When a massive study on what makes people happy demonstrated that being in nature is, for
the most of us, our happy place, the media commentary had the tone of “well, duh!” Don’t
we already know that?
We do, but like many of the things we feel in our bones, culture has trained us to look
towards science to tote up the relevant numbers before we can be confident. Science has now
done it’s statistical thing with happiness and nature, and done it by applying a strictly non-
natural but ubiquitous technology: a smart phone app.
Mappiness: data confirming intuition
George MacKerron got his PhD from the London School of Economics. He studies “the
economics of subject wellbeing,” subjective wellbeing what non-economists might call
happiness. With fellow economist Susana Mourato, MacKerron developed mappiness, an app
that provides truckloads of data on where, when and doing what makes people feel happy.
Mappiness pings participants at random times during the day to ask simple questions, often
requiring no more than finger tap on a slider. It collects information on where they are, what
they’re doing, and how happy they are. The initial research study, published in 2013,
included one million responses from 20,000 participants. By 2017, mappiness was up to
66,000 participants and 4 million responses – and still showing that nature makes us happy.
“Our key finding,” MacKerron said, “is happiness is greater in natural environments.”
While the three top activities for making us happy are sex, exercise and gardening – and the
most miserable is being sick in bed – whatever we’re doing, we’re happier in nature. And
MacKerron has the charts and graphs to make our preferences real.
Not all green space is created equal
While all natural environments proved positive for happiness, MacKerron demonstrated a
hierarchy of happy places. The common favourite, by a decent margin, is coastal and marine
environments. They’re followed by mountains, moors and heaths (it was a British study); and
then woodlands, grasslands, farms etc. “Developed suburban environments” came last with
“inland bare ground.”
To enrich the individually reported data and ensure statistical rigour, mappiness collected
GPS data on where the participant was located. Researchers controlled for externals like
weather, daylight, type of activity, companions, date and time and individual response trends.

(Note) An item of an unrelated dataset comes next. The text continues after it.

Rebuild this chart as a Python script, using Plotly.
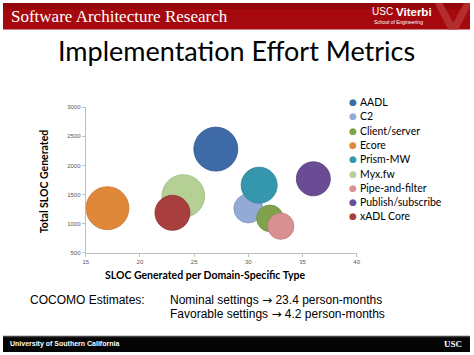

It produced a huge data set to keep MacKerron’s computers slicing and dicing for years. He
got himself a PhD – and a TedX Talk – out of it!
“Green space is lovely, we all know that,” he told TedX Brighton. But, “there are all kinds of
things that are lovely, and that we want more of.
“We want education and health care – and I want gadgets – but at some point we don’t have
unlimited money and we have to make trade-offs.” It’s important to know exactly is giving us
the wellbeing effect, and the size of the impact, so we can be more confident about what
trade-offs to make if our planning decisions are to make communities happier.
New tech, old truth
Mappiness may be the coolest way to prove the biophilia hypothesis which states we are
evolutionarily attracted to other living beings.
Humans evolved over six or seven million years. We spent 99.99% of our evolutionary
development living intimately with nature. We’ve spent just 0.01% under stone, thatch, slate
or tiles, even less with 50 stories of other human dwellings stacked in boxes above us. We’ve
had mere evolutionary minutes with incandescents or fluros that mess up our biorhythms,
eating foodstuffs developed in laboratories, staring at tiny screens that suction our attention
towards pixels.
We are in the short tail-end of our evolution so far. We may prove capable of The Great
Work, as Thomas Berry describes it, and learn to live in tune with the natural world. Our
evolution may grow a very long tail. We could become a super species. Or we could continue
cannibalizing our own survival until the planet is returned to Mother. She will have another
go at making life that sustains itself.
Whatever the long-term outcome, our short experiment with urbanization hasn’t destroyed
what all those millennia of evolution gave us: positive benefits from being in nature.
Mappiness gave us the data, but it’s an experiment everyone can do. Open the door, walk
outside, find a park, a patch of grass, a tree in the carpark – any chunk of nature will do – and
hang out for a while. Try it again tomorrow. Buy a pot plant for your room, or a bunch of flowers.
Pick dandelions or clover blossoms. Give yourself a little quiet time with something
completely natural.
Thanks to mappiness I can give you some scientifically verifiable advice – even if it’s
unsolicited: if you want to cheer up, go sit under a tree.